◆ **PROBLEM STATEMENT**: Give again, word for word, the lines below that run from the line with "Give me the" through the line with "import seaborn as sns". Drop the pictures.

(Records excerpted from a collection)
[START]
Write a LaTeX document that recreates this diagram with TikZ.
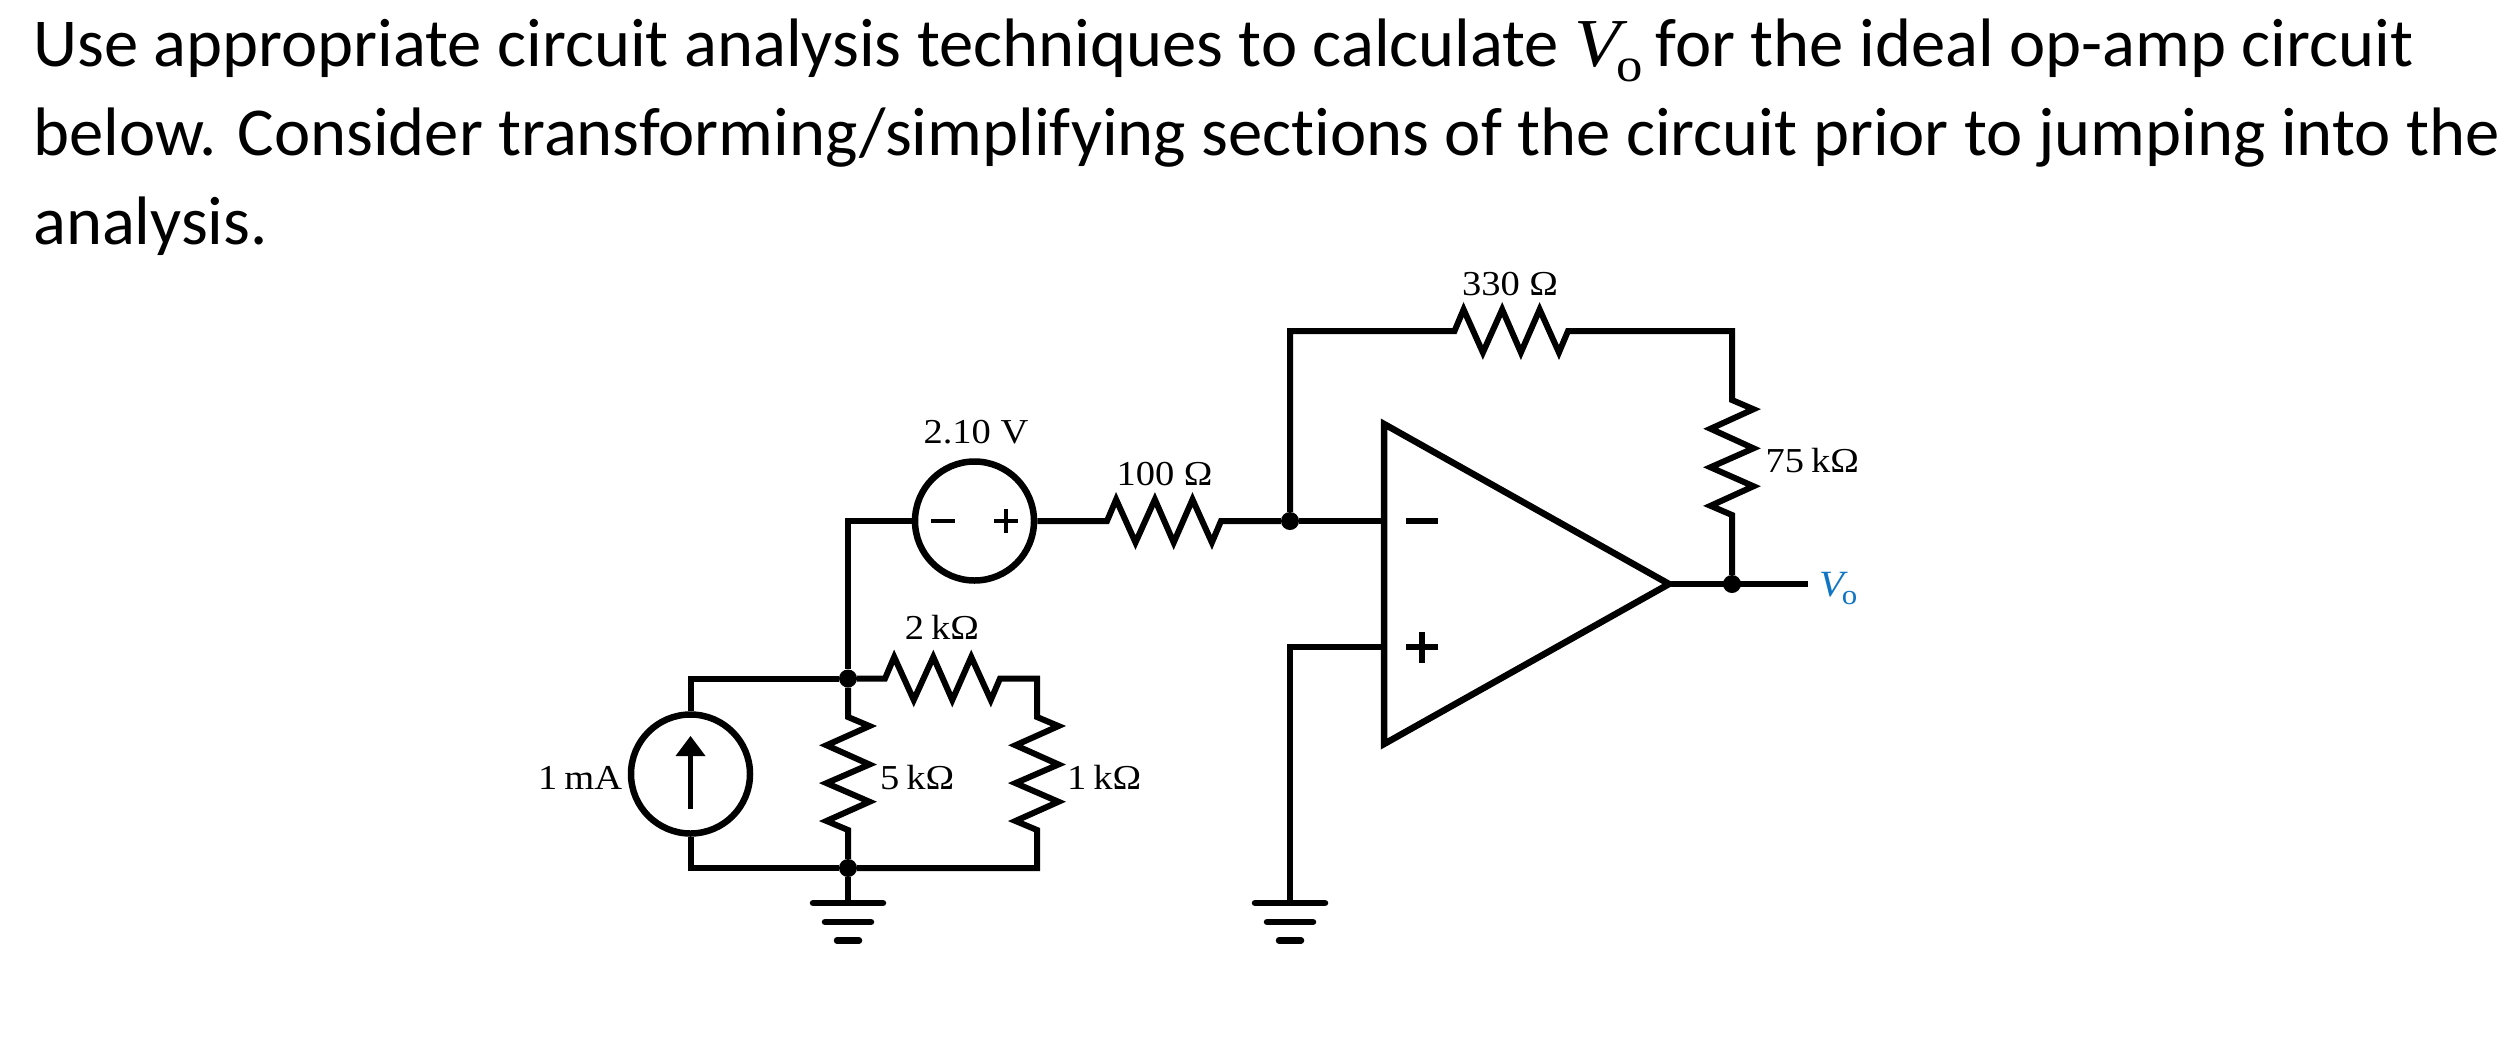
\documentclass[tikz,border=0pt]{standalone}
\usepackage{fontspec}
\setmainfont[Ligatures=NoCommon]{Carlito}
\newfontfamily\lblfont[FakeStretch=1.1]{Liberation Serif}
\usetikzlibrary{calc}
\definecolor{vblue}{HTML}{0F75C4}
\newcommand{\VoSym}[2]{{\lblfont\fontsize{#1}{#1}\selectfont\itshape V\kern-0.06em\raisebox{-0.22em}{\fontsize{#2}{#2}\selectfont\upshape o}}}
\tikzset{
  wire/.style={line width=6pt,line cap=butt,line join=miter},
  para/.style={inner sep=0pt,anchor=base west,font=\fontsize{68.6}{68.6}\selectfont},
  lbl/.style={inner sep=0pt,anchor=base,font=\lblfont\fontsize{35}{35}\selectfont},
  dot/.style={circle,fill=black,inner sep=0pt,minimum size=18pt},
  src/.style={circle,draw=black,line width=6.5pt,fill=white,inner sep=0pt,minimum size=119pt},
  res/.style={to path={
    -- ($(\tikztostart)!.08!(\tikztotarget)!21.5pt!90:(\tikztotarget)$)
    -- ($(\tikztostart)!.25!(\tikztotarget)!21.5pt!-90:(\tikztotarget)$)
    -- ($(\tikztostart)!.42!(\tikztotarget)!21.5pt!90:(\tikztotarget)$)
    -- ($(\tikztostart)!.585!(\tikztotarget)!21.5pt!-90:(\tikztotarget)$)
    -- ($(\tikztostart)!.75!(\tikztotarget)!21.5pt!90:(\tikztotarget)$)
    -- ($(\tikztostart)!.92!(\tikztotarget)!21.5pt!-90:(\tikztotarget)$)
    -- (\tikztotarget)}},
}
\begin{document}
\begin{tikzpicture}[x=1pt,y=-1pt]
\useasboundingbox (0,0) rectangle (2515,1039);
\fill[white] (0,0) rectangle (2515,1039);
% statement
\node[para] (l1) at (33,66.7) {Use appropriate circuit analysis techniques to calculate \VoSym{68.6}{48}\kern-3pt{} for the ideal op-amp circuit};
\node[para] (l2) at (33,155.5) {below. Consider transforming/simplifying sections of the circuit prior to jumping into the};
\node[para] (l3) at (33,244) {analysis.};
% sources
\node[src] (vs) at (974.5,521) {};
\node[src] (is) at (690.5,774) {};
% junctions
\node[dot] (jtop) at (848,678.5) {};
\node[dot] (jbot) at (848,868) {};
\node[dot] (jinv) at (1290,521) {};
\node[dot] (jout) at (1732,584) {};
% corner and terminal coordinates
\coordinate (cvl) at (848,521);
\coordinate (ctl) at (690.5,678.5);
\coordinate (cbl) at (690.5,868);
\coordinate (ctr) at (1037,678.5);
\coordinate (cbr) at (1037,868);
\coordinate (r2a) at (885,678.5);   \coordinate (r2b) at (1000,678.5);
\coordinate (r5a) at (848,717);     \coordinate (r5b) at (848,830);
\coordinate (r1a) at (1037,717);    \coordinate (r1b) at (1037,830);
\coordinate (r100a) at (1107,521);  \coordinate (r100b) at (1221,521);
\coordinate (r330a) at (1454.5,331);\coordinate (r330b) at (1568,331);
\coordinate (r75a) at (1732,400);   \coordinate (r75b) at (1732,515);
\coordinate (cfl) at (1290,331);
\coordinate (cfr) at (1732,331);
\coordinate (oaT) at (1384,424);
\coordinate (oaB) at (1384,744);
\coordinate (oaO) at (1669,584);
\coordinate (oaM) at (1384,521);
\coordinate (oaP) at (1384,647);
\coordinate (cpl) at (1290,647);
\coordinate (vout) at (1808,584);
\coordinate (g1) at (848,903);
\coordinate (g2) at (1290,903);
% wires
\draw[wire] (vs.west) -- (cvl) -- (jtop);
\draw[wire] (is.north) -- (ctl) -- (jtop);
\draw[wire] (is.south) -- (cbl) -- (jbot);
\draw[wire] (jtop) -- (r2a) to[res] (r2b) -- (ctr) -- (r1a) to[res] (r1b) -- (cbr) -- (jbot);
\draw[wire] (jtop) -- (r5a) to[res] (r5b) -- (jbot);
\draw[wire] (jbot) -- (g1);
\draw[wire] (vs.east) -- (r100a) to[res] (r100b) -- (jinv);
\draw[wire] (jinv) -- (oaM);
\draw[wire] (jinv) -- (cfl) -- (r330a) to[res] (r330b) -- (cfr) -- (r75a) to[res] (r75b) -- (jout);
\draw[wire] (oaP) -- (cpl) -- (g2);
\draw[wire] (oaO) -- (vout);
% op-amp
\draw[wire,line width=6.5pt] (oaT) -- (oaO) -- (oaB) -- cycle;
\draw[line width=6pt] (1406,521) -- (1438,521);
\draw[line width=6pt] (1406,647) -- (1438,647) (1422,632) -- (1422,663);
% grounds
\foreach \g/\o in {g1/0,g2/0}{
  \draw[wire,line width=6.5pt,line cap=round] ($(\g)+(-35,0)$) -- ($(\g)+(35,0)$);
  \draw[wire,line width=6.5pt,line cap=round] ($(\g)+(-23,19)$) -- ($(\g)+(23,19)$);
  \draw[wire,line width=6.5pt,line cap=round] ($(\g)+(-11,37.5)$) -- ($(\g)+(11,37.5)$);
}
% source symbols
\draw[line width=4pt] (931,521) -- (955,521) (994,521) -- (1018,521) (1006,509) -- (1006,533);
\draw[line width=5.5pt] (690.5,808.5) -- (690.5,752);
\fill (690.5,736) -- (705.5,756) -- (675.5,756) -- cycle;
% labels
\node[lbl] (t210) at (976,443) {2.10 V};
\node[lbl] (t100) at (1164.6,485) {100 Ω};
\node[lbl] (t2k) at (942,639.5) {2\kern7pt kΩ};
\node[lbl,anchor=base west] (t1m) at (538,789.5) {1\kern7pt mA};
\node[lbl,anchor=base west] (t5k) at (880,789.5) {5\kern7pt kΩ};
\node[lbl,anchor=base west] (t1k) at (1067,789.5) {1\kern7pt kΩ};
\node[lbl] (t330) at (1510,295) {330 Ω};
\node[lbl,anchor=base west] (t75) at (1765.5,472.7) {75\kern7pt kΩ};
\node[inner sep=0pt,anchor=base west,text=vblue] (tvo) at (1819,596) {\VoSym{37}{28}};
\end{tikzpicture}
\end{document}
[END]
[START]
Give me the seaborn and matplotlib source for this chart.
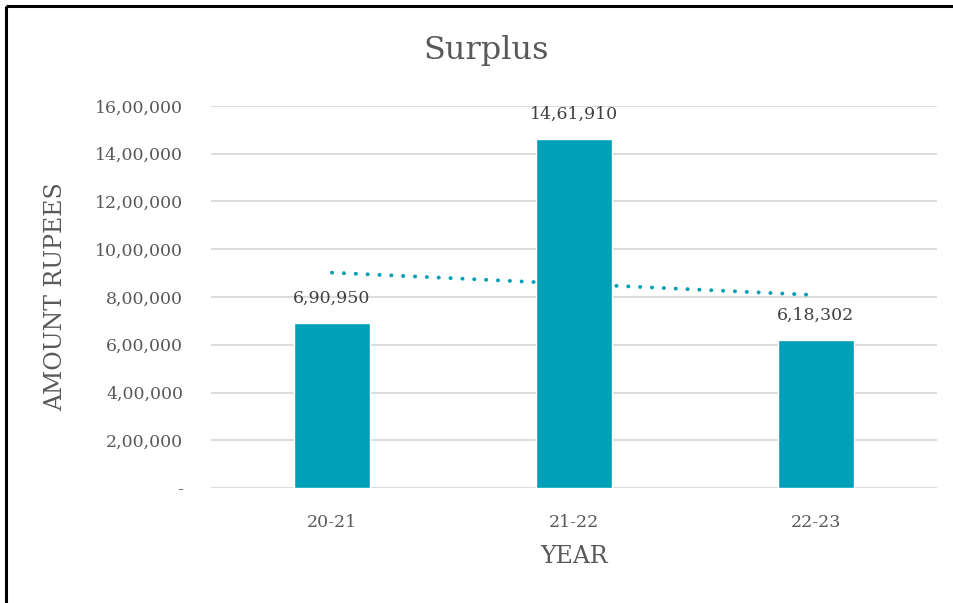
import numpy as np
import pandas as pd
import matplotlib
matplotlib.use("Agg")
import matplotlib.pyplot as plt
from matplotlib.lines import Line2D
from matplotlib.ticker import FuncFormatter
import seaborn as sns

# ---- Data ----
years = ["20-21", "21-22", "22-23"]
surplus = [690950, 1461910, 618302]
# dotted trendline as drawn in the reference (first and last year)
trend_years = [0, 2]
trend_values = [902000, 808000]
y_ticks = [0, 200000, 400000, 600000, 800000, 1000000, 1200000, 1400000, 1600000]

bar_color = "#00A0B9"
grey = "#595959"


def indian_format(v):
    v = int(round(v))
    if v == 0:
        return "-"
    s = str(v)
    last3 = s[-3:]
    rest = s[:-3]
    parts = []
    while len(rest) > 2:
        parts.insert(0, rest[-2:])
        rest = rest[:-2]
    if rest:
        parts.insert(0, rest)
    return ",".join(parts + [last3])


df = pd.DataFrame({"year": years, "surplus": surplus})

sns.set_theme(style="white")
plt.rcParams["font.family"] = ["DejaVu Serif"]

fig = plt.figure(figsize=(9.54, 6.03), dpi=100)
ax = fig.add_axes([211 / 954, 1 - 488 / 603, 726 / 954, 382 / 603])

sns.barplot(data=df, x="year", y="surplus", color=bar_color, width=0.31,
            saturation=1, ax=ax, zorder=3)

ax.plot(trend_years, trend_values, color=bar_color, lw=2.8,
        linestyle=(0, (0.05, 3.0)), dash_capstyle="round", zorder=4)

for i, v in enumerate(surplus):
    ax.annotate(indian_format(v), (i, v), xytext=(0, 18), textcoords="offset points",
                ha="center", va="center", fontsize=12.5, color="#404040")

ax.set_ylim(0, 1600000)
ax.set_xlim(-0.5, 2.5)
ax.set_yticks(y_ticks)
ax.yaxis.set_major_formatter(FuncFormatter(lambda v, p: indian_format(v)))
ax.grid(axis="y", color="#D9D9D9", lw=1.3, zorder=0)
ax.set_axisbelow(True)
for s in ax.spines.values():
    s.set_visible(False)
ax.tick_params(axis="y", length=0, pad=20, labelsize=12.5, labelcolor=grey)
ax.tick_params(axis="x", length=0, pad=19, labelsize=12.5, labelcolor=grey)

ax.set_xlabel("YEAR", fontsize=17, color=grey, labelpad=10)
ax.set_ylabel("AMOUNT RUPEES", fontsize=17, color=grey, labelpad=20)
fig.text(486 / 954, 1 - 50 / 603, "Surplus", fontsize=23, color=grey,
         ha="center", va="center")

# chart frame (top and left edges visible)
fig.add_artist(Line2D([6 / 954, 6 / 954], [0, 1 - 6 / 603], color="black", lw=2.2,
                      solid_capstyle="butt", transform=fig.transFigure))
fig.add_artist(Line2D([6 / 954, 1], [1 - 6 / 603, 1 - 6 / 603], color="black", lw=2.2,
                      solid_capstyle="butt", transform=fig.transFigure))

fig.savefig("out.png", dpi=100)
[END]
◆ **COMPLETE ANSWER**:
Give me the seaborn and matplotlib source for this chart.
import numpy as np
import pandas as pd
import matplotlib
matplotlib.use("Agg")
import matplotlib.pyplot as plt
from matplotlib.lines import Line2D
from matplotlib.ticker import FuncFormatter
import seaborn as sns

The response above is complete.